------ Material for this task ------

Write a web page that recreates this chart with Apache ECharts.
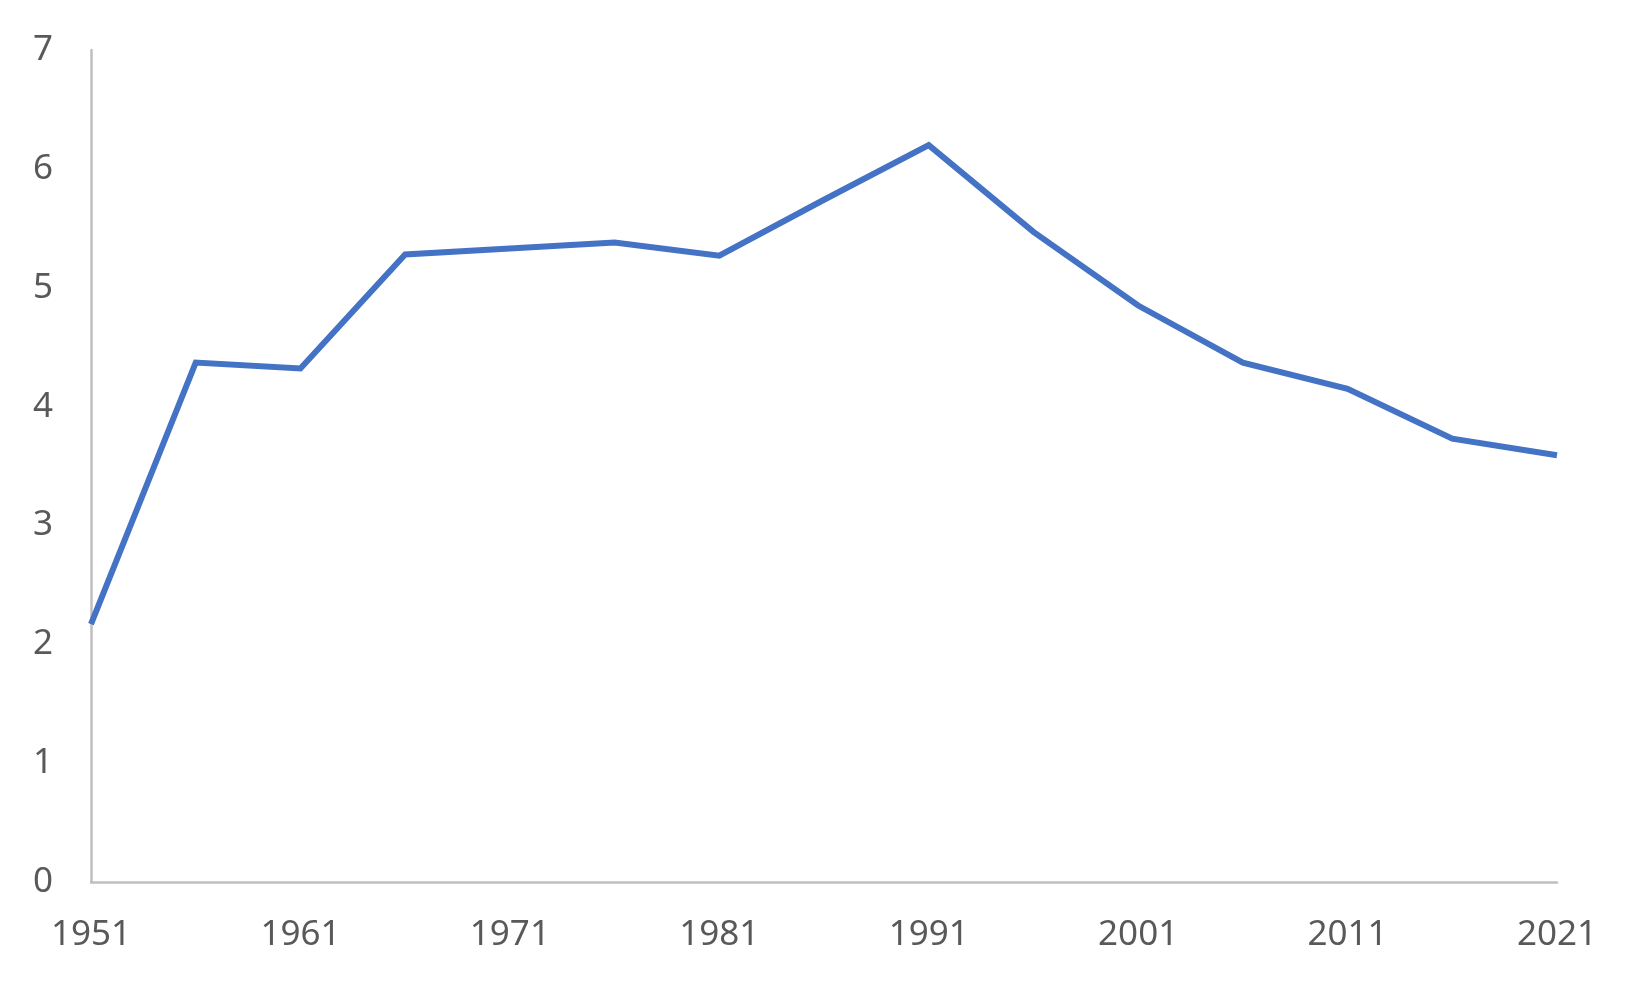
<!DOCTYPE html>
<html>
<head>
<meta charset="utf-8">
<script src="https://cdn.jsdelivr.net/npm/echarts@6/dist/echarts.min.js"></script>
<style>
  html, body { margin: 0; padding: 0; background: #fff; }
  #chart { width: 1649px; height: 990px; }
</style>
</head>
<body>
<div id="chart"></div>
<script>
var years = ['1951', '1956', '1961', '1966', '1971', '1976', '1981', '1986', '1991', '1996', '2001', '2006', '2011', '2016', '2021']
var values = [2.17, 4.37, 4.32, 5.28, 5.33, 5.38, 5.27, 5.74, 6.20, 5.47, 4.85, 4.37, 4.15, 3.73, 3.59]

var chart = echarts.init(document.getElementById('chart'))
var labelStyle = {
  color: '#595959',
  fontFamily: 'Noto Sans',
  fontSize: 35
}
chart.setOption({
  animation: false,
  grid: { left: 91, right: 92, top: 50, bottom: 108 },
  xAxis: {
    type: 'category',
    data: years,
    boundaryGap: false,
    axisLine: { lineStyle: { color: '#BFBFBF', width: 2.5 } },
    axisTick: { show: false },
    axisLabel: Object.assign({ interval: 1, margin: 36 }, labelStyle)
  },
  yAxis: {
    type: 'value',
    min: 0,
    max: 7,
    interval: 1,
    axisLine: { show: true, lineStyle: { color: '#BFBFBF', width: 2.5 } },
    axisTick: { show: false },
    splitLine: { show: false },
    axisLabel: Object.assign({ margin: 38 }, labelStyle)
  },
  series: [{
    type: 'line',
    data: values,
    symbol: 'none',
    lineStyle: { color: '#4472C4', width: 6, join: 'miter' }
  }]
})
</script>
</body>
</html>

------
------ Material for this task ------

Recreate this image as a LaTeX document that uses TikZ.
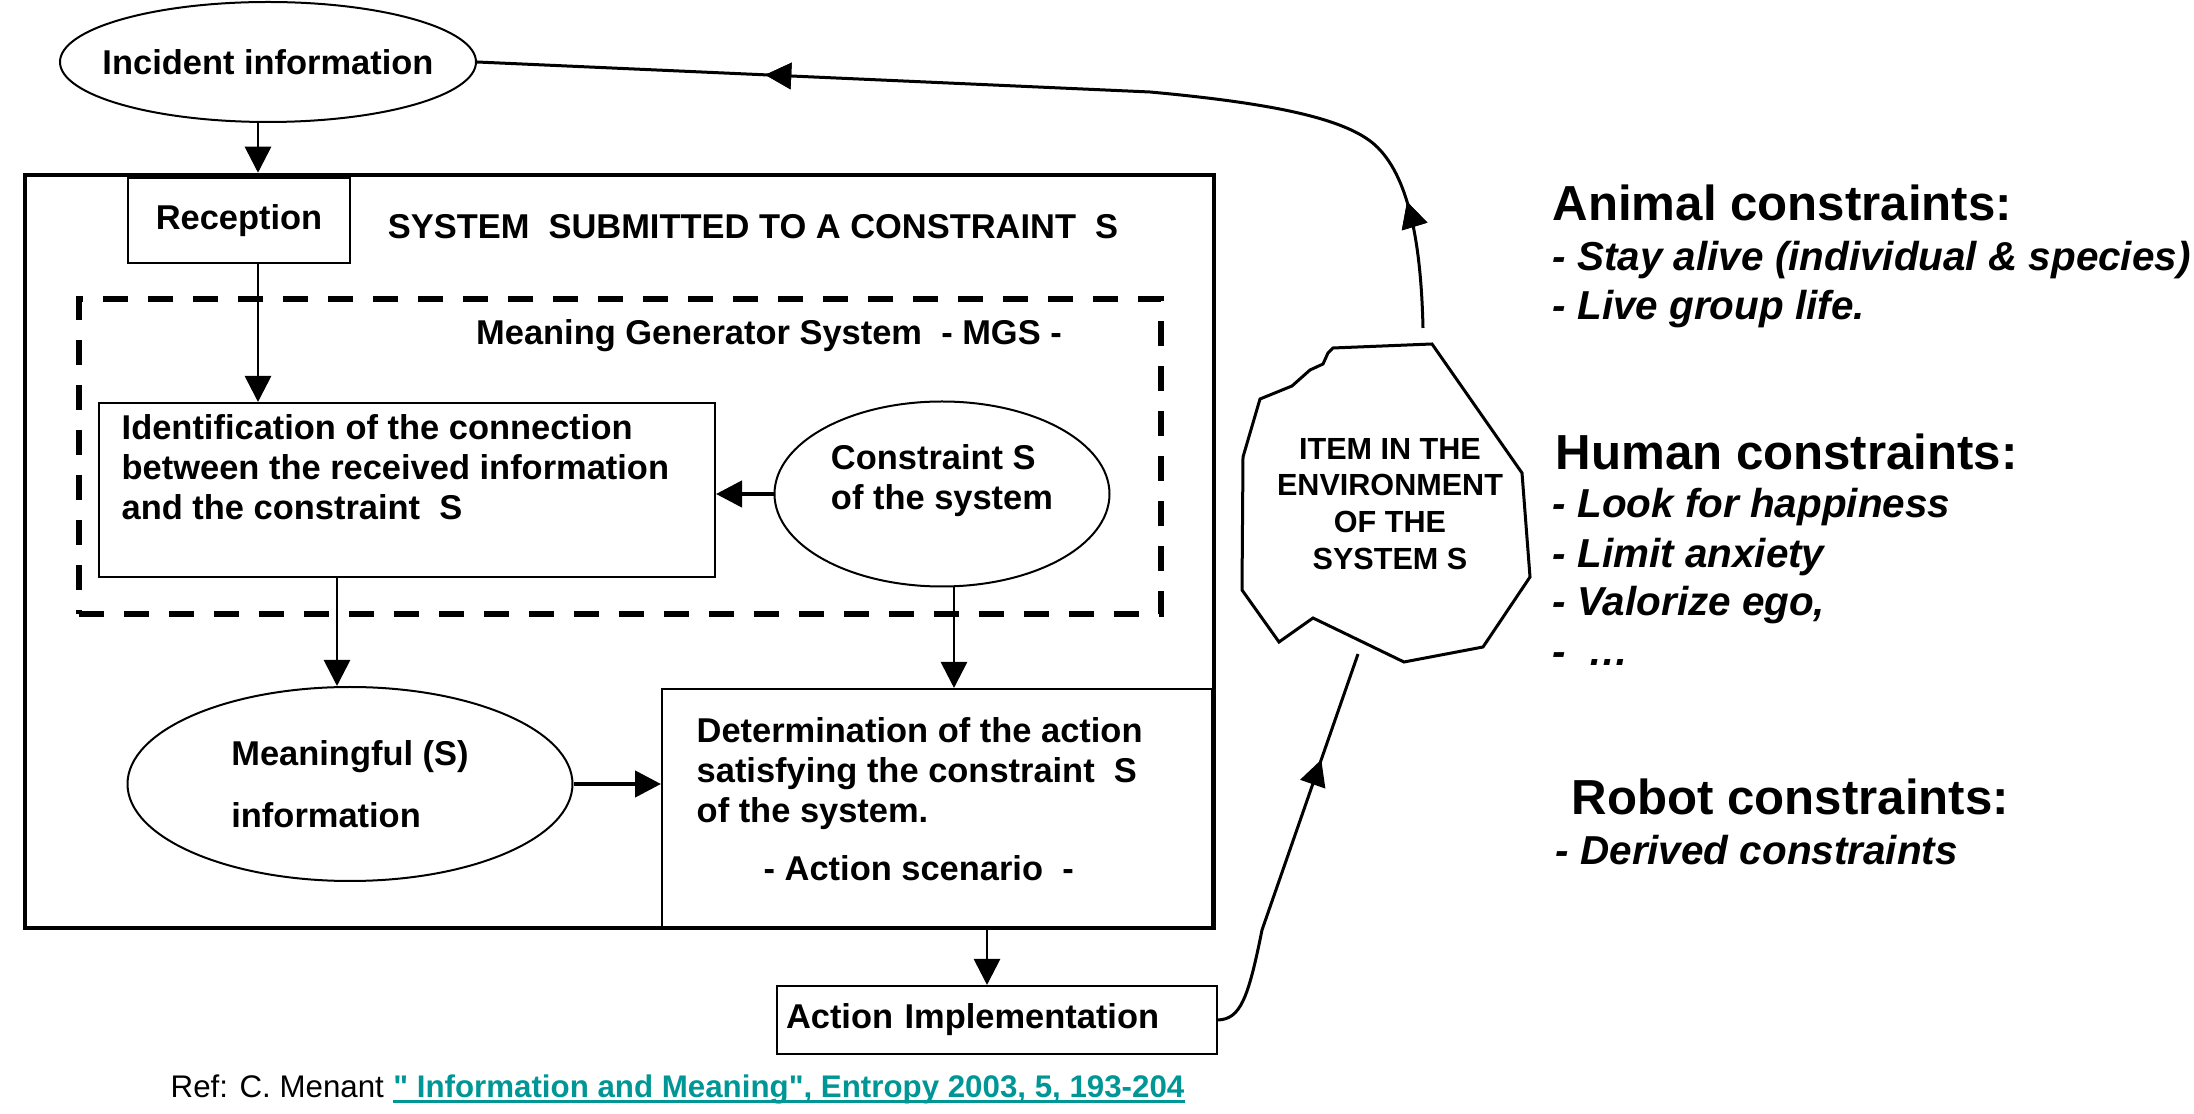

------
------ Material for this task ------

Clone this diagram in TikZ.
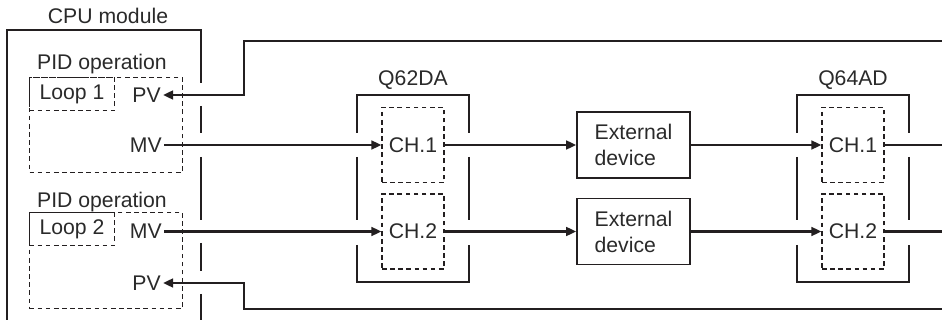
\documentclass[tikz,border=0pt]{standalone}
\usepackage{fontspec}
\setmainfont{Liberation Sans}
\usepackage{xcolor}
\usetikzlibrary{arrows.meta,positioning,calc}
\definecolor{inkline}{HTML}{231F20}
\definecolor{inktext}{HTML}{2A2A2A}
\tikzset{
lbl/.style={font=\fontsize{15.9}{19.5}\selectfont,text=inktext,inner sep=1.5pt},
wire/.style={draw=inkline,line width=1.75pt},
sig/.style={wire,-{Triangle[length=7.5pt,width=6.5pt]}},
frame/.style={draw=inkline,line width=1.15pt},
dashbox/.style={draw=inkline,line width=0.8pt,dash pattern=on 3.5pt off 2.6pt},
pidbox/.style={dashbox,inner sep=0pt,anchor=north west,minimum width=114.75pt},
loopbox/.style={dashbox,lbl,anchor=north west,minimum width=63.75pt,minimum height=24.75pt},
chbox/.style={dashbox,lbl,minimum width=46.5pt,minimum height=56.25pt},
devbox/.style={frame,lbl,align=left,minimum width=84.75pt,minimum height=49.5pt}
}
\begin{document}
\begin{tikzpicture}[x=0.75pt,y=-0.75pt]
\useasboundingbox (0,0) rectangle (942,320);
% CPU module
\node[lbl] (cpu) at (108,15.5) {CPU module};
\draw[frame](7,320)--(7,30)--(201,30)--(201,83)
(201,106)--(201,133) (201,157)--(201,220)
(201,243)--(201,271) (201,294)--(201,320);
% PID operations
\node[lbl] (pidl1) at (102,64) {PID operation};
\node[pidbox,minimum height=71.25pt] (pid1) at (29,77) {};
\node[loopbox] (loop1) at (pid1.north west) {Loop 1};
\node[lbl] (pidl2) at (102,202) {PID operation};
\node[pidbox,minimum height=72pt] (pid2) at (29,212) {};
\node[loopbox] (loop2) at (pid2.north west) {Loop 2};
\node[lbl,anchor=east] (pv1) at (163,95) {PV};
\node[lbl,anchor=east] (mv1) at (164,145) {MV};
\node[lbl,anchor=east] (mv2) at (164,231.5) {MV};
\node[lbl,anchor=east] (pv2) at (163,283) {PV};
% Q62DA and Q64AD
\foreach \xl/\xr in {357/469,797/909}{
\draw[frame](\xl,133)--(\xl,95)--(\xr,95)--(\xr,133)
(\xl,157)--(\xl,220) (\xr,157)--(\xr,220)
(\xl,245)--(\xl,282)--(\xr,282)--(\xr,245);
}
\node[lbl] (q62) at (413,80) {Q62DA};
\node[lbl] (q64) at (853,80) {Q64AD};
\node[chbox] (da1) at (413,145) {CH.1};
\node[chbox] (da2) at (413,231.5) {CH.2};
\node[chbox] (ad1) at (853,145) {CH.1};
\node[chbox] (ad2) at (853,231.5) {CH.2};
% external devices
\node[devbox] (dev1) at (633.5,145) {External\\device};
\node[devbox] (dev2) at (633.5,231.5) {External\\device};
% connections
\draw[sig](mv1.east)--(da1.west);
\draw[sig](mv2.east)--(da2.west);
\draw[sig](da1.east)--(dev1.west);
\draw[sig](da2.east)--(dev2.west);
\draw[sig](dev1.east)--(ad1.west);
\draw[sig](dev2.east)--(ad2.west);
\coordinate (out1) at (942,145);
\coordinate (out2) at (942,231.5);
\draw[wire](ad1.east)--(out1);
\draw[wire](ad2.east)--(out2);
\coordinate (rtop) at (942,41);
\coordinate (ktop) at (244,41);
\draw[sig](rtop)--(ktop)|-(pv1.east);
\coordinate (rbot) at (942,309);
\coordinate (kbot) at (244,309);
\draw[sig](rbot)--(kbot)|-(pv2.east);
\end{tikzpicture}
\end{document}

------

__Directive__
Do not copy any pictures. Retype exactly the stretch from the line with "Write a web" through the line with "4.15, 3.73, 3.59]".

__Solution to the exercise__
Write a web page that recreates this chart with Apache ECharts.
<!DOCTYPE html>
<html>
<head>
<meta charset="utf-8">
<script src="https://cdn.jsdelivr.net/npm/echarts@6/dist/echarts.min.js"></script>
<style>
  html, body { margin: 0; padding: 0; background: #fff; }
  #chart { width: 1649px; height: 990px; }
</style>
</head>
<body>
<div id="chart"></div>
<script>
var years = ['1951', '1956', '1961', '1966', '1971', '1976', '1981', '1986', '1991', '1996', '2001', '2006', '2011', '2016', '2021']
var values = [2.17, 4.37, 4.32, 5.28, 5.33, 5.38, 5.27, 5.74, 6.20, 5.47, 4.85, 4.37, 4.15, 3.73, 3.59]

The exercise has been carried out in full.